Here’s a neat trading guide for forex traders who are looking to make some pips from the event.

Why should I trade this anyway?

Good question, my young padawan. Forex traders tend to listen to central banks like the Reserve Bank of Australia (RBA), mostly because they’re the big bosses of interest rates and local money supply.

Hints of easy policies usually mean that the economy is in trouble, at least enough to need some boosting (yikes!) or lower interest rates (double yikes!).

Meanwhile, hints of hawkish policies could mean higher interests for holding local currencies (yay!) and that the economy is in good enough shape to reduce government stimulus (double yay!).

What did the RBA say last month?

As expected, Glenn Stevens and his gang kept their interest rates steady at 2.00%.

In a near carbon copy of their previous decision, they’ve recognized that the Australian economy continues to rebalance after a boom in mining investment and that inflation is expected to remain low “over the next year or two.”

A few tweaks to the statement include nods to the recent increases in commodity prices (after years of declines) and improvement in global risk sentiment following months of heightened volatility.

What caught the Aussie bulls’ and bears’ attention was the RBA’s lack of jawboning.

With AUD/USD around 300 pips higher from when they last published a decision, most players were expecting a bit of jawboning from Stevens. Instead of openly jawboning the Aussie though, the RBA only said that the currency’s recent appreciation “could complicate the adjustment underway in the economy.”

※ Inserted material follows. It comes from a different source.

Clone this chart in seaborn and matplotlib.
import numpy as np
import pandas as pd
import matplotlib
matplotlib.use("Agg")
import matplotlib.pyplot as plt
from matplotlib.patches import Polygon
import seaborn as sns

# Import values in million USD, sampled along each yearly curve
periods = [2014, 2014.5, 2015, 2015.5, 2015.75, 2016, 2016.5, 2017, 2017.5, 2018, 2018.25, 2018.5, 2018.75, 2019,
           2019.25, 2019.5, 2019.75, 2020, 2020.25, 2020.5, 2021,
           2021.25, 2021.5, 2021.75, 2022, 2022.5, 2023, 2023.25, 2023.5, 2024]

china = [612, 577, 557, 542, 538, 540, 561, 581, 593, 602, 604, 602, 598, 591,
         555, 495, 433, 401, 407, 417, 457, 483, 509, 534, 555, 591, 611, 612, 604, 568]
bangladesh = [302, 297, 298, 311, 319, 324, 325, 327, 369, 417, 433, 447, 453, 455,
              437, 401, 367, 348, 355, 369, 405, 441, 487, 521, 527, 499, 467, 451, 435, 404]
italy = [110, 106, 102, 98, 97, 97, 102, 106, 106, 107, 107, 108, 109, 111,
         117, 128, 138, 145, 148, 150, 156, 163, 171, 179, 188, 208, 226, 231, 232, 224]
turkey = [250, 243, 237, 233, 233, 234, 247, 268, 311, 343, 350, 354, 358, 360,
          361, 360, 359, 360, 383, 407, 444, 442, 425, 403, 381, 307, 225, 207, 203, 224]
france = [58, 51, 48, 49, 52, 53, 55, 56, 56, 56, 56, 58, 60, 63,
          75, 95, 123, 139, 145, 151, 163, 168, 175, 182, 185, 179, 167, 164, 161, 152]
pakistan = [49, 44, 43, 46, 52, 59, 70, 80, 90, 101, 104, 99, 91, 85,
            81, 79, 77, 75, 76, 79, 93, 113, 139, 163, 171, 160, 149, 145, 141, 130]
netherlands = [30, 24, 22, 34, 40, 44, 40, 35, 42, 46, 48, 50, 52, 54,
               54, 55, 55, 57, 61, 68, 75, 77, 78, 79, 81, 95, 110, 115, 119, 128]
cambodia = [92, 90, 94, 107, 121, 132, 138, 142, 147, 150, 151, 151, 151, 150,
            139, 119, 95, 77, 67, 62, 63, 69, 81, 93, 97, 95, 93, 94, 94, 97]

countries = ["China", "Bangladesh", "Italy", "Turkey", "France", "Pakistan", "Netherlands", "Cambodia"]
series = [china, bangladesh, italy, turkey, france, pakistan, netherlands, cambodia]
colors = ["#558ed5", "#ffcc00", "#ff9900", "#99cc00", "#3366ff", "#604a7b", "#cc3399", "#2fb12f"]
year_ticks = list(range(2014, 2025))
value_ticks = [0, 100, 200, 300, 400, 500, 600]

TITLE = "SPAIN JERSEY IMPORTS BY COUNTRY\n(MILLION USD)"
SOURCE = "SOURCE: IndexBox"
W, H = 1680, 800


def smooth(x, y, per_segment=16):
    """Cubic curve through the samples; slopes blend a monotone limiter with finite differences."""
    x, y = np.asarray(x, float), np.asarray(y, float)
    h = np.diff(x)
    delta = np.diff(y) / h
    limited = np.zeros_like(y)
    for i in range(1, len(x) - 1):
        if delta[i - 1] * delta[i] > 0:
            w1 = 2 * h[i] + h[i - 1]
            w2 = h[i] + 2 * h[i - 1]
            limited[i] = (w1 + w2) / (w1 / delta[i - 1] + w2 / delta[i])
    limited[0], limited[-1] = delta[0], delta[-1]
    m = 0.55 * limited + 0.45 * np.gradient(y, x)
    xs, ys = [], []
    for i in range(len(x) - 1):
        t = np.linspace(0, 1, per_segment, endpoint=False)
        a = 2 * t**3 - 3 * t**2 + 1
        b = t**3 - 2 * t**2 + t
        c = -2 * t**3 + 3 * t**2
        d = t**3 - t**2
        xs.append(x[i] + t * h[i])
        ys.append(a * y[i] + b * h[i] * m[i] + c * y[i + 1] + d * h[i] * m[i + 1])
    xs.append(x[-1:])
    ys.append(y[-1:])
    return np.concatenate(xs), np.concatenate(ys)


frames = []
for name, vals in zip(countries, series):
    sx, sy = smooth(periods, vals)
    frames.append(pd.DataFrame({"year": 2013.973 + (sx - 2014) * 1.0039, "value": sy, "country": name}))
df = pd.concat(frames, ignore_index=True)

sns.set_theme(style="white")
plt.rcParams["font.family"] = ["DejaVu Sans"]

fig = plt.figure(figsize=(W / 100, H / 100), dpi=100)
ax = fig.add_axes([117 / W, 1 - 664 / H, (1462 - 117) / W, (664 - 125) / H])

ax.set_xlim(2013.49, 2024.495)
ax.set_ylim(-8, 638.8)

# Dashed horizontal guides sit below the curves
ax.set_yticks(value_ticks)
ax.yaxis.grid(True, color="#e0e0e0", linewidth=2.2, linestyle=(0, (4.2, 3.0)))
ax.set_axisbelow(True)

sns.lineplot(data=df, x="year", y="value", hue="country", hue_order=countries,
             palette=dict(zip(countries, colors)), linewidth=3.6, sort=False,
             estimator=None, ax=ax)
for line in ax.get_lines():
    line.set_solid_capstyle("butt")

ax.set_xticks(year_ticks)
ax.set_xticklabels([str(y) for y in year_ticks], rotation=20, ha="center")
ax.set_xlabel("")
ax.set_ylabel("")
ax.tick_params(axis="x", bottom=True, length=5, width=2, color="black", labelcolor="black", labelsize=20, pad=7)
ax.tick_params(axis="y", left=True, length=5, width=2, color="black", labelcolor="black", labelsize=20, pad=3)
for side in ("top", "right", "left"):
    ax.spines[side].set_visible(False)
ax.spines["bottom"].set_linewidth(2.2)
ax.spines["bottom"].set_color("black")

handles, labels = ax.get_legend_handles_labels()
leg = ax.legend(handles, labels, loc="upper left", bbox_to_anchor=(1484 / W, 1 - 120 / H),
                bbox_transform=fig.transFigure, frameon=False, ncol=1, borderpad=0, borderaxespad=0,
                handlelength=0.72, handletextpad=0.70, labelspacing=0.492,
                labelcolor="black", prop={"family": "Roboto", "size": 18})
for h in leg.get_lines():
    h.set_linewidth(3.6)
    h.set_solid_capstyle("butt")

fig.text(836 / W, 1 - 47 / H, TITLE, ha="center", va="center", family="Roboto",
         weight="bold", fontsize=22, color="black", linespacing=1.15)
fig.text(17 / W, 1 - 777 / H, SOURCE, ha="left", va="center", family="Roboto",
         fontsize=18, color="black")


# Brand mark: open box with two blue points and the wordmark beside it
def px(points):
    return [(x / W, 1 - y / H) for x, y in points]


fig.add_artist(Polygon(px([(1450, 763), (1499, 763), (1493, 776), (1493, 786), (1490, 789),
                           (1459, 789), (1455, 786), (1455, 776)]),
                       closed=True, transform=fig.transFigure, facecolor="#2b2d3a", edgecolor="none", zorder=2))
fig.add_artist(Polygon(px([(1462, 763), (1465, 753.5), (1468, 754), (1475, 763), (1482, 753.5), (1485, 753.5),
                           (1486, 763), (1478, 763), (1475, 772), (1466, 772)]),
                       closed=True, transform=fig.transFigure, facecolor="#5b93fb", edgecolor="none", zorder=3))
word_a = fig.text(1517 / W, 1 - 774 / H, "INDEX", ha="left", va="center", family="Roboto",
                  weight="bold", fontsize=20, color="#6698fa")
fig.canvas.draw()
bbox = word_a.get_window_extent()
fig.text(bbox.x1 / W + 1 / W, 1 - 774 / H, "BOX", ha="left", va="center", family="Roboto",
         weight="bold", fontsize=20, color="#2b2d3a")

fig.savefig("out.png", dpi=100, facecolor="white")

What are market players expecting this time?

As I mentioned in my Australian economy snapshot, the latest Australian CPI report increased speculations of an RBA rate cut. After all, the central bank did say that “continued low inflation would provide scope for easier policy.”

Right now market players are split on whether or not the RBA would cut its rates from 2.0% to 1.75%. On one hand, inflation is well below the RBA’s 2%-3% target with Q1 2016 showing a 0.2% growth and the annualized figure coming in at 1.3%.

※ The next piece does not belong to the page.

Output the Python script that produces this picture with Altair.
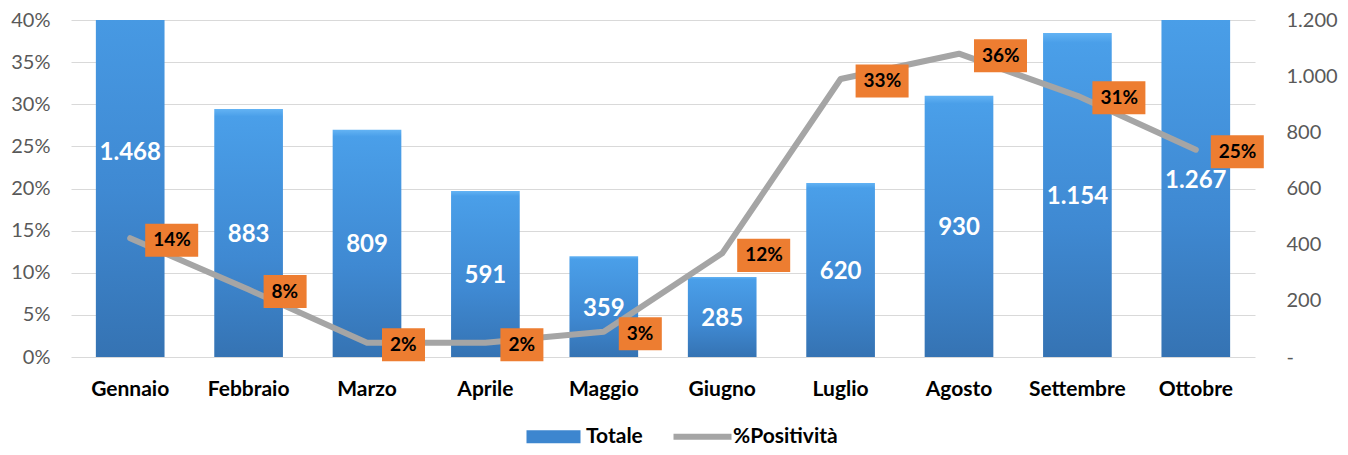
import altair as alt
import pandas as pd

MONTHS = ["Gennaio", "Febbraio", "Marzo", "Aprile", "Maggio", "Giugno",
          "Luglio", "Agosto", "Settembre", "Ottobre"]
TOTALE = [1468, 883, 809, 591, 359, 285, 620, 930, 1154, 1267]
POSITIVITA = [0.141, 0.080, 0.017, 0.017, 0.030, 0.123, 0.330, 0.360, 0.310, 0.246]
LEFT_TICKS = [0.0, 0.05, 0.10, 0.15, 0.20, 0.25, 0.30, 0.35, 0.40]
RIGHT_TICKS = [0, 200, 400, 600, 800, 1000, 1200]
SERIES = ["Totale", "%Positività"]

BLUE = "#3D86CF"
GRAY = "#A5A5A5"
ORANGE = "#ED7D31"
FONT = "Lato"

df = pd.DataFrame({"mese": MONTHS, "totale": TOTALE, "pos": POSITIVITA})
base = alt.Chart(df)

x = alt.X(
    "mese:N", sort=MONTHS,
    scale=alt.Scale(paddingInner=0.42, paddingOuter=0.21),
    axis=alt.Axis(title=None, labelAngle=0, labelFont=FONT, labelFontSize=21,
                  labelFontWeight="bold", labelColor="#000000", labelPadding=21,
                  ticks=False, domain=False, grid=False),
)

right_scale = alt.Scale(domain=[0, 1200])
left_scale = alt.Scale(domain=[0, 0.4])

grad = alt.Gradient(
    gradient="linear",
    stops=[alt.GradientStop(color="#63B3F4", offset=0),
           alt.GradientStop(color="#4A9FE9", offset=0.03),
           alt.GradientStop(color="#3F89D2", offset=0.6),
           alt.GradientStop(color="#3573B3", offset=1)],
    x1=0, x2=0, y1=0, y2=1,
)

bars = base.mark_bar(clip=True, fill=grad).encode(
    x=x,
    y=alt.Y("totale:Q", scale=right_scale,
            axis=alt.Axis(orient="right", values=RIGHT_TICKS, title=None, grid=False,
                          ticks=False, domain=False, labelPadding=31,
                          labelFont=FONT, labelFontSize=20, labelColor="#595959",
                          labelExpr="datum.value == 0 ? '-' : replace(format(datum.value, ',d'), ',', '.')")),
)

bar_text = base.transform_calculate(
    half="datum.totale / 2",
    lbl="replace(format(datum.totale, ',d'), ',', '.')",
).mark_text(font=FONT, fontSize=24, fontWeight="bold", color="white", baseline="middle", dy=2).encode(
    x=x,
    y=alt.Y("half:Q", scale=right_scale, axis=None),
    text="lbl:N",
)

line = base.mark_line(color=GRAY, strokeWidth=6, strokeCap="round", strokeJoin="round").encode(
    x=x,
    y=alt.Y("pos:Q", scale=left_scale,
            axis=alt.Axis(orient="left", values=LEFT_TICKS, format=".0%", title=None,
                          grid=True, gridColor="#D9D9D9", gridWidth=1.2,
                          ticks=False, domain=False, labelPadding=21,
                          labelFont=FONT, labelFontSize=20, labelColor="#595959")),
)

P3 = "M0.566,-0.623H2.566V0.623H0.566Z"
P2 = "M0.566,-0.623H2.189V0.623H0.566Z"

lab_base = base.transform_calculate(lbl="format(datum.pos, '.0%')", nch="length(format(datum.pos, '.0%'))")
ypos = alt.Y("pos:Q", scale=left_scale, axis=None)

box3 = lab_base.transform_filter("datum.nch >= 3").mark_point(
    shape=P3, filled=True, size=2809, color=ORANGE, opacity=1, strokeWidth=0, yOffset=2
).encode(x=x, y=ypos)
box2 = lab_base.transform_filter("datum.nch < 3").mark_point(
    shape=P2, filled=True, size=2809, color=ORANGE, opacity=1, strokeWidth=0, yOffset=2
).encode(x=x, y=ypos)
box_text = lab_base.mark_text(
    font=FONT, fontSize=19, fontWeight="bold", color="#000000", align="left",
    baseline="middle", dx=23, dy=2
).encode(x=x, y=ypos, text="lbl:N")

LEG_RECT = "M-1,-0.65H4.4V0.65H-1Z"
LEG_LINE = "M-1,-0.3H4.8V0.3H-1Z"
leg_props = dict(orient="none", legendX=455, legendY=406, direction="horizontal", title=None,
                 labelFont=FONT, labelFontSize=21, labelFontWeight="bold", labelColor="#000000",
                 symbolSize=400, columnPadding=30, labelOffset=39, symbolStrokeWidth=0,
                 symbolOpacity=1)
legend_layer = alt.Chart(pd.DataFrame({"serie": SERIES})).mark_point(
    filled=True, opacity=0, size=400
).encode(
    color=alt.Color("serie:N", scale=alt.Scale(domain=SERIES, range=[BLUE, GRAY]),
                    legend=alt.Legend(**leg_props)),
    shape=alt.Shape("serie:N", scale=alt.Scale(domain=SERIES, range=[LEG_RECT, LEG_LINE]),
                    legend=alt.Legend(**leg_props)),
)

chart = alt.layer(bars, bar_text, line, box3, box2, box_text, legend_layer).resolve_scale(
    y="independent"
).properties(
    width=1184, height=337,
    autosize=alt.AutoSizeParams(type="none"),
    padding={"left": 63, "top": 12, "right": 85, "bottom": 90},
).configure(background="white").configure_view(stroke=None)

chart.save("out.html", embed_options={"renderer": "svg", "actions": False})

On the other hand, another rate cut would further stoke Australia’s housing market, which is not a good deal given that household debt is already at record-high levels. Improvements in the unemployment rate and business confidence are also expected to keep the RBA from pulling the trigger on a rate cut.

How might AUD/USD react?

Last month the Aussie got a boost from the RBA jawboning less than the markets had expected. AUD/USD had popped up for all of thirty minutes and proceeded to trade on the reigning risk-aversion theme for the rest of the day.

With an almost 50/50 call on the RBA’s decision, the Aussie’s reaction is likely to be more volatile than last month.

A rate cut could drag AUD/USD below last week’s lows and even possibly break the uptrend that’s been valid since early March. If the RBA keeps its rates steady though, then the Aussie could get a little more boost across the board and challenge last week’s highs.

Last but not least (and the most likely scenario) is that the RBA could keep its rates steady but jawbone a bit more aggressively to stem the Aussie’s gains. In this case, the Aussie’s direction and volatility would depend on the RBA’s message and its bias for future policy decisions.